Greg, I agree for the most part with what you said but since I used to work for that particular "evil empire" in the past I just wanted to mention a few subtle points. The graphics card companies 3dfx, Nvidia, S3, ATI etc design their chips and then get an ASIC house to fab them. In the case of Nvidia and 3dfx I believe the fab is TSMC. TSMC creates a process say .35 micron and a corresponding library. 3dfx then designs their chip using that library and pays the fab to create their chips. Since Intel has their own fabs they do pay less to manufacture but more importantly their process and libraries are designed and optimized exactly for the type of chips they are trying to build. Intel's fabs, process technology and Cad tools are all developed at the same time giving them the ability to milk alot more performance out of a process then an ASIC house will ever be able to get. The original Pentium had 3 million transistors, was done on a .8 micron process and still ran at 66mhz.

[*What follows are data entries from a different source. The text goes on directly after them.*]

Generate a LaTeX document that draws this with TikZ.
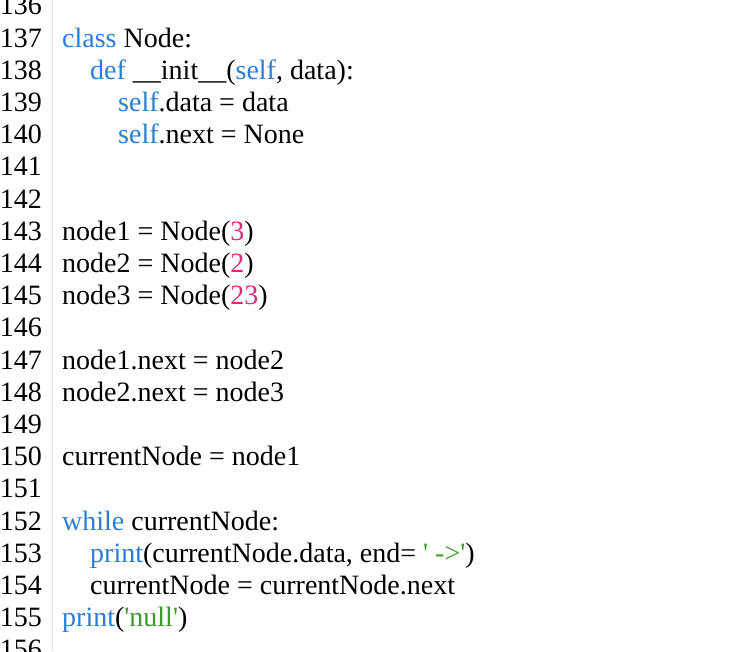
\documentclass[tikz,border=0pt]{standalone}
\usepackage{fontspec}
\setmainfont{Liberation Serif}
\definecolor{kw}{HTML}{2A7FD4}
\definecolor{num}{HTML}{E0287A}
\definecolor{str}{HTML}{3C9A2C}
\newcommand{\K}[1]{\textcolor{kw}{#1}}
\newcommand{\Nm}[1]{\textcolor{num}{#1}}
\newcommand{\Sg}[1]{\textcolor{str}{#1}}
\newcommand{\q}{\textquotesingle}
\begin{document}
\begin{tikzpicture}[x=1pt,y=1pt,
  ln/.style={anchor=base east,inner sep=0pt,font=\fontsize{28}{28}\selectfont},
  cd/.style={anchor=base west,inner sep=0pt,font=\fontsize{28}{28}\selectfont}]
\useasboundingbox (0,0) rectangle (750,-651);
\clip (0,0) rectangle (750,-651);
\fill[white] (0,0) rectangle (750,-651);
\draw[black!12,line width=1pt] (52,0) -- (52,-651);
\foreach \n in {136,...,156}{
  \node[ln] (l\n) at (42,{-47-(\n-137)*32.2}) {\n};
}
\newcommand{\code}[3]{\node[cd] (c#1) at (#2,{-47-(#1-137)*32.2}) {#3};}
\code{137}{62}{\K{class} Node:}
\code{138}{90}{\K{def} \_\_init\_\_(\K{self}, data):}
\code{139}{118}{\K{self}.data = data}
\code{140}{118}{\K{self}.next = None}
\code{143}{62}{node1 = Node(\Nm{3})}
\code{144}{62}{node2 = Node(\Nm{2})}
\code{145}{62}{node3 = Node(\Nm{23})}
\code{147}{62}{node1.next = node2}
\code{148}{62}{node2.next = node3}
\code{150}{62}{currentNode = node1}
\code{152}{62}{\K{while} currentNode:}
\code{153}{90}{\K{print}(currentNode.data, end= \Sg{\q{} ->\q})}
\code{154}{90}{currentNode = currentNode.next}
\code{155}{62}{\K{print}(\Sg{\q null\q})}
\end{tikzpicture}
\end{document}
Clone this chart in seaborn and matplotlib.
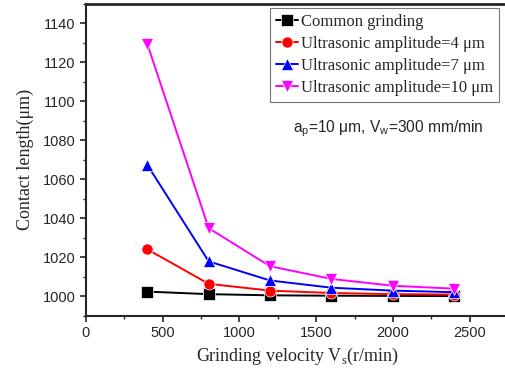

The next set of Pentiums the 90 and 100mhz version were done on a .6 micron process. The 90-100 mhz parts were sold for more money then the 60 -66 mhz chips but they cost less to make because they had a smaller die size, hence more could fit on a wafer. Likewise the 450 mhz Pentium costs Intel less to make then the 300 mhz version on a per part basis.

So if Intel wanted to take over the graphics market I really do not think they would have much problem. They could buy Nvidia, refab TnT as a .18 micron part and probably get at least a 250 - 300 mhz graphics chip. Thankfully it would not make any business sense since they would be using their fabs to make a graphics chip for a $5 profit instead of producing a CPU they could make $400 on.

The 350, 400 and 450 mhz Pentiums are all done on the same process and come from the same die. Because of process variations, Intel tests them and then bin-splits them into their various ratings. The same thing could be done for graphics chips but it would proably be too confusing for the consumer.

It will not be economically feasible for all these graphics companies to continue to design these chips which are approaching the complexity of a CPU and sell them for $25 - $30 a chip. Unfortunately there are too many graphic chip companies out there right now and there is too much competition. Untill some of these companies go under, none of the graphics card companies are going to make alot of money. Luckily 3dfx seems to be one of the few that has enough cash to weather the shakeout.